The reality, however, is that the crimes that have been publicly exposed are only the tiniest fraction of the murderous abuse suffered by the people of Afghanistan. The occupation is a predatory operation to impose a puppet state that will serve US imperialist interests in the resource-rich region of Central Asia. Like every colonial war before it, the forces waging it have used the most debased methods in an attempt to abuse, humiliate and terrorize the civilian population into abandoning resistance to occupation.

The mentality that pervades the US military, and which is inculcated into soldiers sent to the war, is that every Afghan is a potential enemy. The determined opposition of the Afghan people to the occupation is portrayed not as the outcome of their desire for freedom from foreign domination and oppression, but of religious fanaticism and irrationality that must be forcibly suppressed.

As in previous cases of military abuse, it seems the media will publicly vilify the rank-and-file troops involved in the desecration, but abstain from any commentary—let alone criticism—of the political and military establishment that created the climate in which this abuse took place.

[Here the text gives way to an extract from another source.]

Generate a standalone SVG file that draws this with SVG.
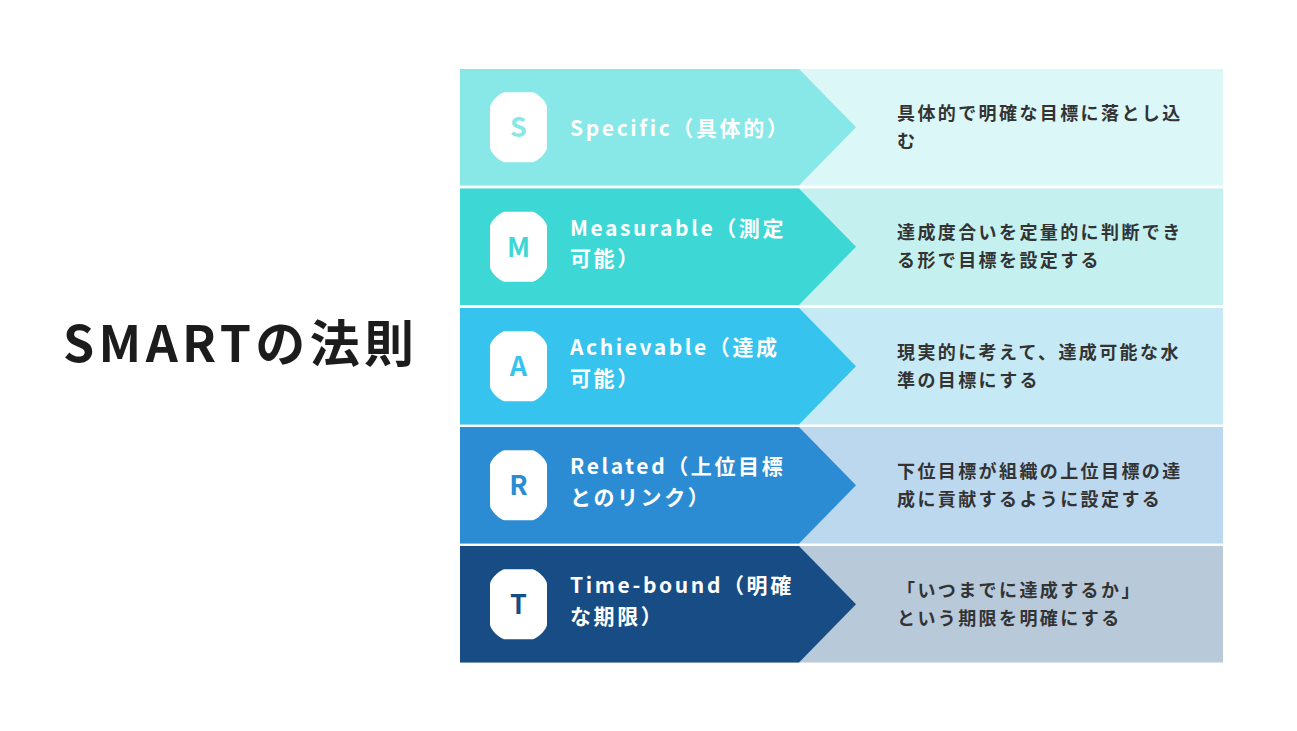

The primary concern of the Obama administration over the publication of the video is most likely that a backlash among the Afghan population could disrupt its efforts to open up peace talks with a faction of the insurgency loyal to Taliban leader Mullah Omar.

According to a report in the New York Times on Thursday, preliminary discussions have already taken place between a confirmed representative of Omar and Marc Grossman, the diplomatic envoy of the White House. A Taliban office is slated to open in the Gulf state of Qatar. Negotiations are said to have begun on the potential release of top-ranking Taliban leaders who have been held in Guantanamo since 2001, and a potential broader settlement between the Taliban and the US in Afghanistan (See, “US backs Taliban office in Qatar in bid for Afghanistan deal”).

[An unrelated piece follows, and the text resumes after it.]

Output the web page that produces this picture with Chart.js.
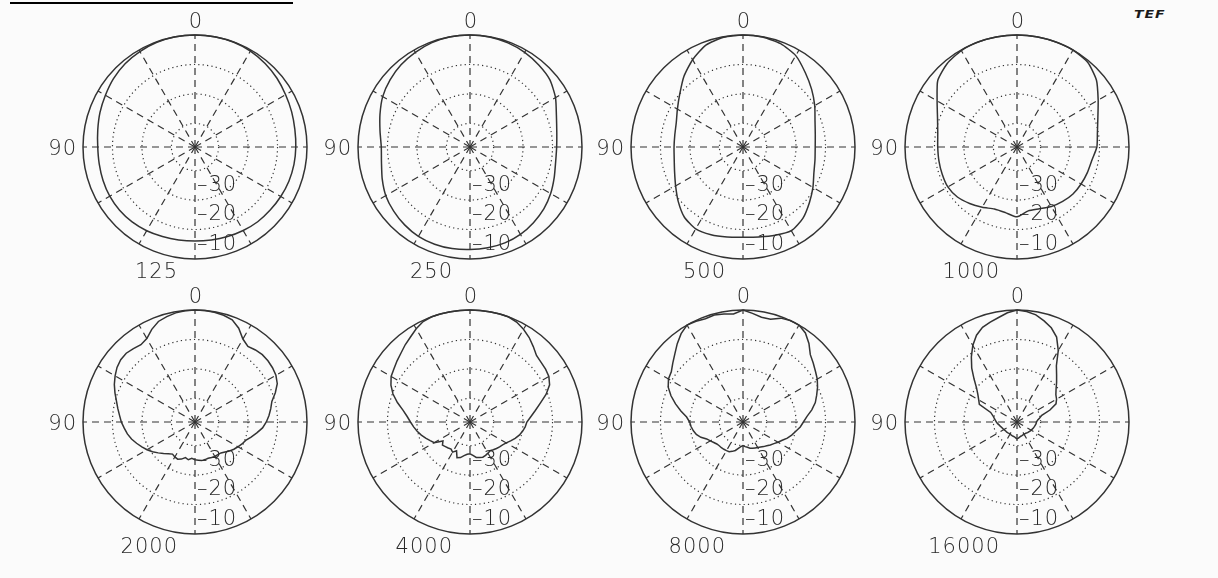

The Taliban leadership have sent a signal that after 10 years of warfare they are looking for a deal with the Obama administration that ultimately restores them to a degree of influence in Afghanistan. In a statement issued Thursday, a Taliban spokesman, Qari Yousef Ahmadi, downplayed the video as “not a new thing” and “normal with the American forces and their allies”.

Another Taliban statement declared that it would “not affect negotiations with the Americans because they are only about the release of prisoners and the office in Qatar”.